* **WHAT IS ASKED**:
Give every line back verbatim, dropping all images.

Start PROVIDED DATA

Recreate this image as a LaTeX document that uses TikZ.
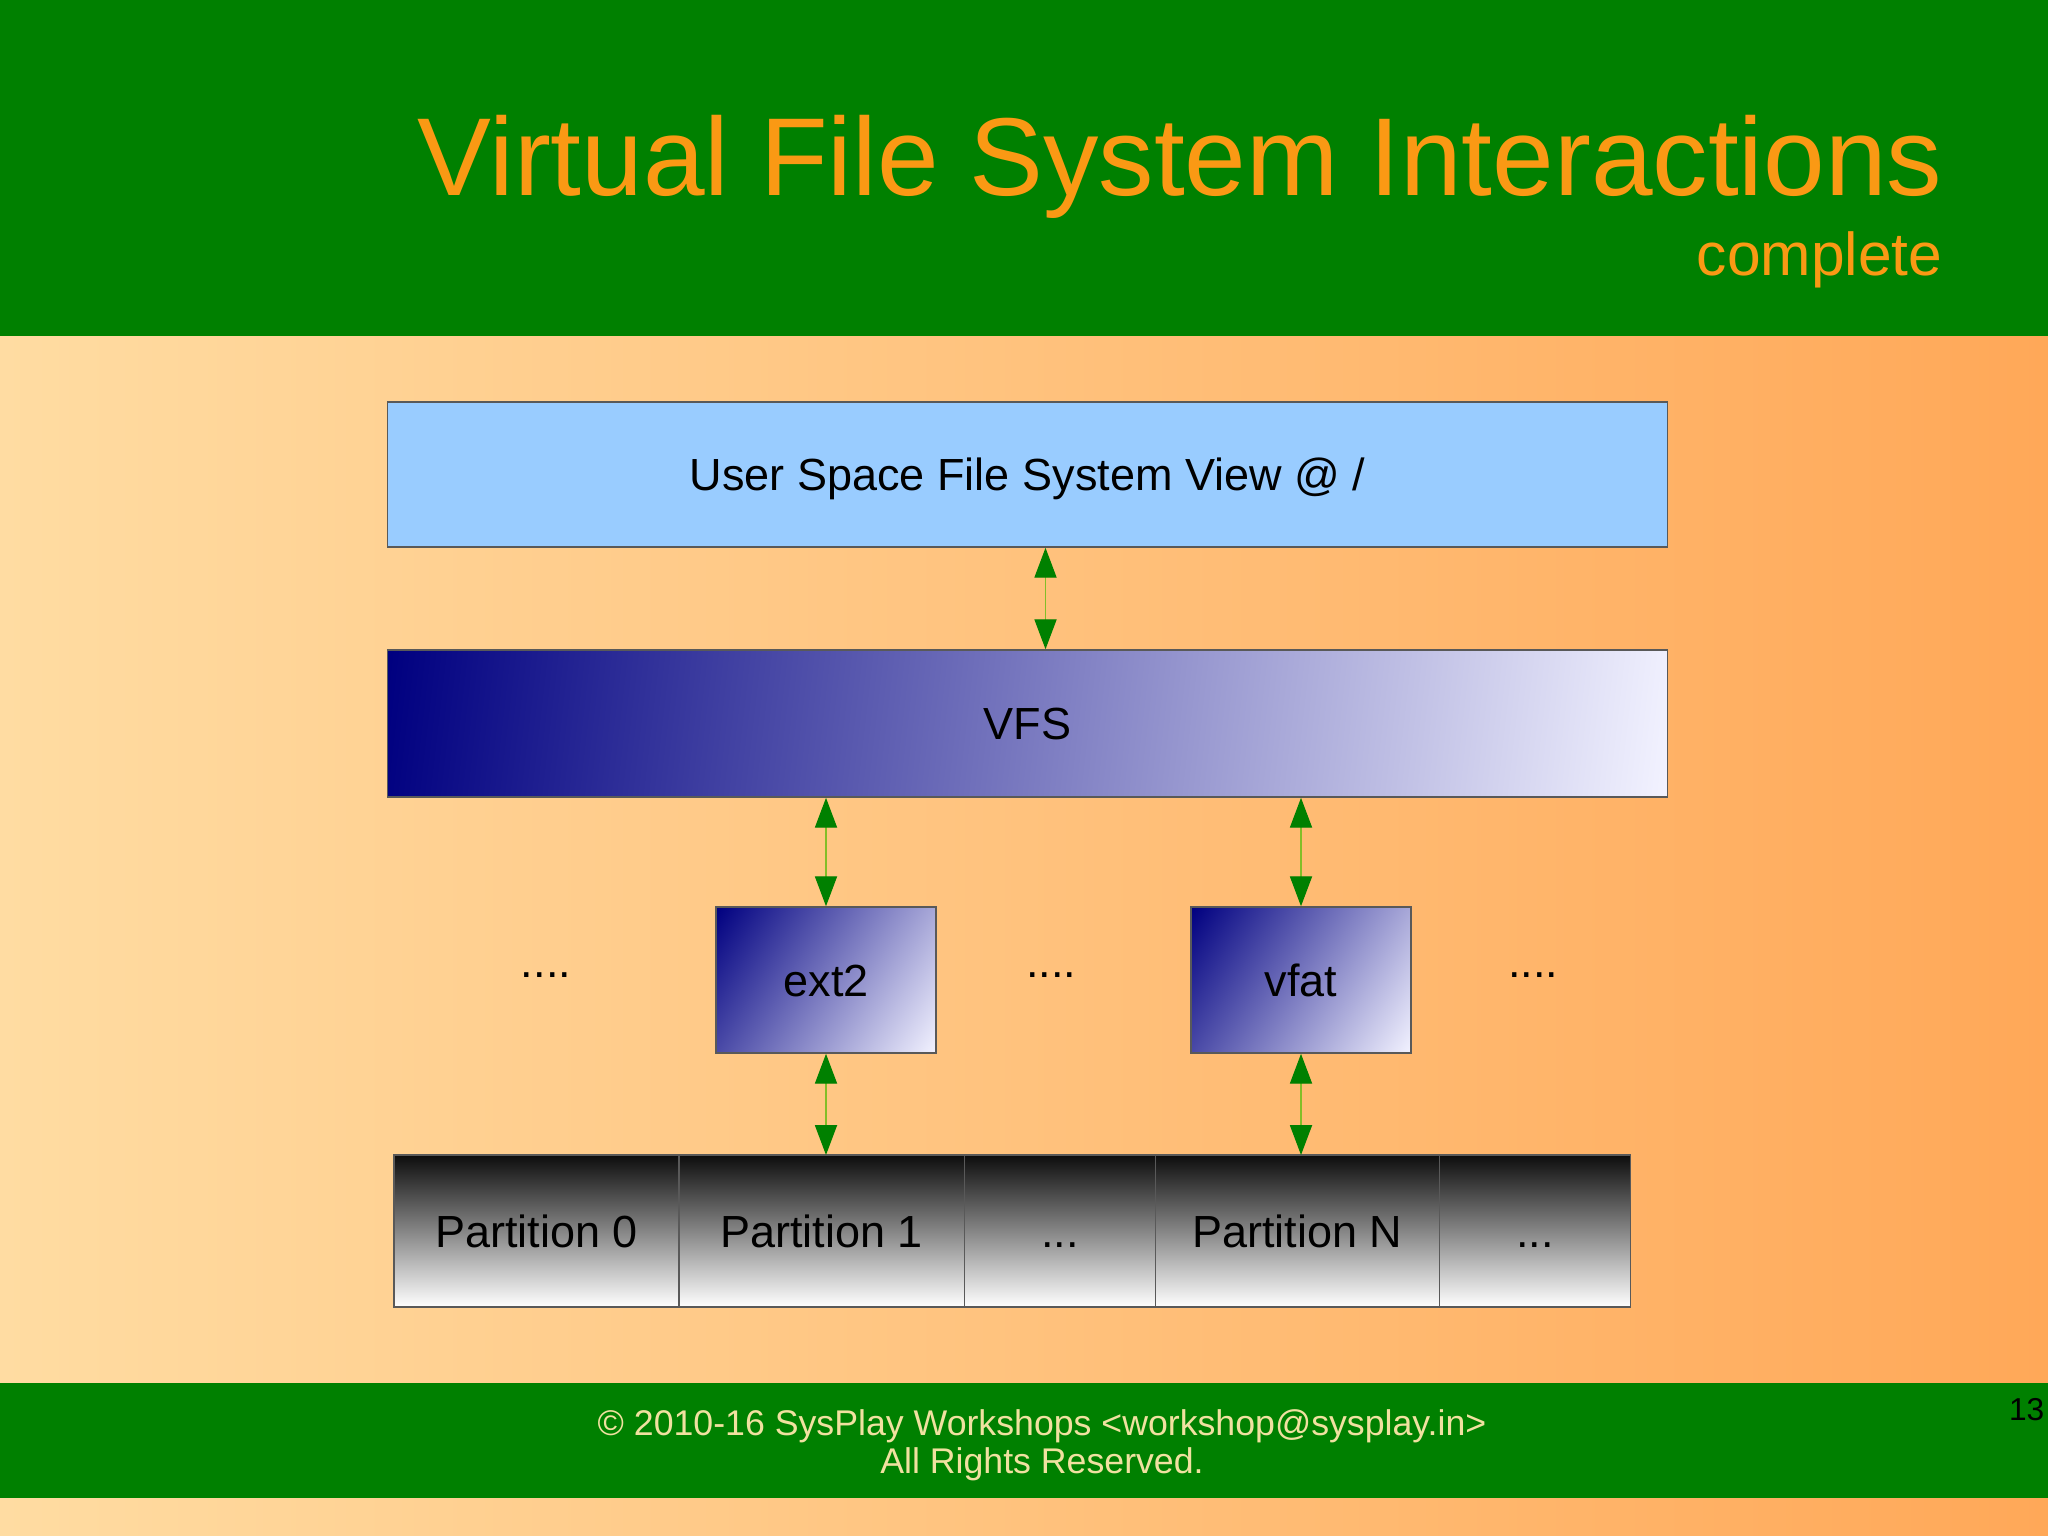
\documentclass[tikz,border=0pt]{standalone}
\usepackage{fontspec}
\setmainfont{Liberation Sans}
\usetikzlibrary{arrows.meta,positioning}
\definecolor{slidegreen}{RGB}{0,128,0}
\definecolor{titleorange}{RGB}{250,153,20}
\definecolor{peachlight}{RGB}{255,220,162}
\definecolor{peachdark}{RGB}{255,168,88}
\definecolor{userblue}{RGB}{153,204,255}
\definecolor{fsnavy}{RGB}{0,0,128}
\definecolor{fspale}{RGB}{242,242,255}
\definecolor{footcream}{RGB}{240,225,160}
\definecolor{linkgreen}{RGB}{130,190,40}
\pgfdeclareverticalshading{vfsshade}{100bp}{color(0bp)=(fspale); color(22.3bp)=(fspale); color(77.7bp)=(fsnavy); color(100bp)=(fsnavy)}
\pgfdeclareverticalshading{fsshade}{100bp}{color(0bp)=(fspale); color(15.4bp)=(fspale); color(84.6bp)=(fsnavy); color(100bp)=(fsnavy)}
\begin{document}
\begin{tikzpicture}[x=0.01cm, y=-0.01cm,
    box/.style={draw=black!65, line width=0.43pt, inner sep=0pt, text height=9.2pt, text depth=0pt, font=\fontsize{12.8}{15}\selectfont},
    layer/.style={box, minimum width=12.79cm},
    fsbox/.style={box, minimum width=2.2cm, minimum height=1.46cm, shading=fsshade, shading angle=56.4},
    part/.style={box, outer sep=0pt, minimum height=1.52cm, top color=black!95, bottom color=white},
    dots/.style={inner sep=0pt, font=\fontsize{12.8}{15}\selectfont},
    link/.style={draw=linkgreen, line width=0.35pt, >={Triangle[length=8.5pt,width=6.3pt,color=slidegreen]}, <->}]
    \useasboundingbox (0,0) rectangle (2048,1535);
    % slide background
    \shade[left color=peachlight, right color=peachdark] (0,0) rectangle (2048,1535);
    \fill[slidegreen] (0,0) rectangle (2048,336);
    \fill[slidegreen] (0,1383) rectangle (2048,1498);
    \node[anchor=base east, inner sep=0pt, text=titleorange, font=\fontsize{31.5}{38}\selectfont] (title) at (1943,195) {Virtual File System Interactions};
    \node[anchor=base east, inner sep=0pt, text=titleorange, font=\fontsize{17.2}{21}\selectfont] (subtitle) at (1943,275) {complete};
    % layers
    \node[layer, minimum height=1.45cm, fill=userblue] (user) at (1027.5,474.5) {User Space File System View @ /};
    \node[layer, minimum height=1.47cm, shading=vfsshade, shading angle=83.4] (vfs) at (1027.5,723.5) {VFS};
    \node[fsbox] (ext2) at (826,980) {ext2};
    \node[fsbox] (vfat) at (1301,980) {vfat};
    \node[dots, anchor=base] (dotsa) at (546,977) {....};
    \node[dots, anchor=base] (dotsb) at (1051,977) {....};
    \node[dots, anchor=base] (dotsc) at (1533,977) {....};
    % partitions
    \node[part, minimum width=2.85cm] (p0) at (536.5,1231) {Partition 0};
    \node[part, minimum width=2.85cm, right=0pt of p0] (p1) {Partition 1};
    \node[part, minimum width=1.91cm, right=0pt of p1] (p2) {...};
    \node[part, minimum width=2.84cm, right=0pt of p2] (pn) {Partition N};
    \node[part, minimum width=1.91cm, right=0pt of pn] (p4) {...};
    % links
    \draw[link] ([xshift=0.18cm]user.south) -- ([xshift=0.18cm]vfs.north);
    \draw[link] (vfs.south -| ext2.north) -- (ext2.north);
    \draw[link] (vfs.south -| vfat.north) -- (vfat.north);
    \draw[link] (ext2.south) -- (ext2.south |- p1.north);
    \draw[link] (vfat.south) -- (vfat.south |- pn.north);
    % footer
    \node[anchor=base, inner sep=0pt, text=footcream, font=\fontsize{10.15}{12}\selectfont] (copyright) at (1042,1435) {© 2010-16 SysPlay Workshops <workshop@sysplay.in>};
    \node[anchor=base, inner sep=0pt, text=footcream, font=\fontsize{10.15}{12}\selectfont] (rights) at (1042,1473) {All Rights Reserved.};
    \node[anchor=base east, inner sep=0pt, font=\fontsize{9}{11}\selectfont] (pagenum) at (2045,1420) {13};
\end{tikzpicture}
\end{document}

End PROVIDED DATA

* **SOLUTION TO THE PROBLEM**:
Recreate this image as a LaTeX document that uses TikZ.
\documentclass[tikz,border=0pt]{standalone}
\usepackage{fontspec}
\setmainfont{Liberation Sans}
\usetikzlibrary{arrows.meta,positioning}
\definecolor{slidegreen}{RGB}{0,128,0}
\definecolor{titleorange}{RGB}{250,153,20}
\definecolor{peachlight}{RGB}{255,220,162}
\definecolor{peachdark}{RGB}{255,168,88}
\definecolor{userblue}{RGB}{153,204,255}
\definecolor{fsnavy}{RGB}{0,0,128}
\definecolor{fspale}{RGB}{242,242,255}
\definecolor{footcream}{RGB}{240,225,160}
\definecolor{linkgreen}{RGB}{130,190,40}
\pgfdeclareverticalshading{vfsshade}{100bp}{color(0bp)=(fspale); color(22.3bp)=(fspale); color(77.7bp)=(fsnavy); color(100bp)=(fsnavy)}
\pgfdeclareverticalshading{fsshade}{100bp}{color(0bp)=(fspale); color(15.4bp)=(fspale); color(84.6bp)=(fsnavy); color(100bp)=(fsnavy)}
\begin{document}
\begin{tikzpicture}[x=0.01cm, y=-0.01cm,
    box/.style={draw=black!65, line width=0.43pt, inner sep=0pt, text height=9.2pt, text depth=0pt, font=\fontsize{12.8}{15}\selectfont},
    layer/.style={box, minimum width=12.79cm},
    fsbox/.style={box, minimum width=2.2cm, minimum height=1.46cm, shading=fsshade, shading angle=56.4},
    part/.style={box, outer sep=0pt, minimum height=1.52cm, top color=black!95, bottom color=white},
    dots/.style={inner sep=0pt, font=\fontsize{12.8}{15}\selectfont},
    link/.style={draw=linkgreen, line width=0.35pt, >={Triangle[length=8.5pt,width=6.3pt,color=slidegreen]}, <->}]
    \useasboundingbox (0,0) rectangle (2048,1535);
    % slide background
    \shade[left color=peachlight, right color=peachdark] (0,0) rectangle (2048,1535);
    \fill[slidegreen] (0,0) rectangle (2048,336);
    \fill[slidegreen] (0,1383) rectangle (2048,1498);
    \node[anchor=base east, inner sep=0pt, text=titleorange, font=\fontsize{31.5}{38}\selectfont] (title) at (1943,195) {Virtual File System Interactions};
    \node[anchor=base east, inner sep=0pt, text=titleorange, font=\fontsize{17.2}{21}\selectfont] (subtitle) at (1943,275) {complete};
    % layers
    \node[layer, minimum height=1.45cm, fill=userblue] (user) at (1027.5,474.5) {User Space File System View @ /};
    \node[layer, minimum height=1.47cm, shading=vfsshade, shading angle=83.4] (vfs) at (1027.5,723.5) {VFS};
    \node[fsbox] (ext2) at (826,980) {ext2};
    \node[fsbox] (vfat) at (1301,980) {vfat};
    \node[dots, anchor=base] (dotsa) at (546,977) {....};
    \node[dots, anchor=base] (dotsb) at (1051,977) {....};
    \node[dots, anchor=base] (dotsc) at (1533,977) {....};
    % partitions
    \node[part, minimum width=2.85cm] (p0) at (536.5,1231) {Partition 0};
    \node[part, minimum width=2.85cm, right=0pt of p0] (p1) {Partition 1};
    \node[part, minimum width=1.91cm, right=0pt of p1] (p2) {...};
    \node[part, minimum width=2.84cm, right=0pt of p2] (pn) {Partition N};
    \node[part, minimum width=1.91cm, right=0pt of pn] (p4) {...};
    % links
    \draw[link] ([xshift=0.18cm]user.south) -- ([xshift=0.18cm]vfs.north);
    \draw[link] (vfs.south -| ext2.north) -- (ext2.north);
    \draw[link] (vfs.south -| vfat.north) -- (vfat.north);
    \draw[link] (ext2.south) -- (ext2.south |- p1.north);
    \draw[link] (vfat.south) -- (vfat.south |- pn.north);
    % footer
    \node[anchor=base, inner sep=0pt, text=footcream, font=\fontsize{10.15}{12}\selectfont] (copyright) at (1042,1435) {© 2010-16 SysPlay Workshops <workshop@sysplay.in>};
    \node[anchor=base, inner sep=0pt, text=footcream, font=\fontsize{10.15}{12}\selectfont] (rights) at (1042,1473) {All Rights Reserved.};
    \node[anchor=base east, inner sep=0pt, font=\fontsize{9}{11}\selectfont] (pagenum) at (2045,1420) {13};
\end{tikzpicture}
\end{document}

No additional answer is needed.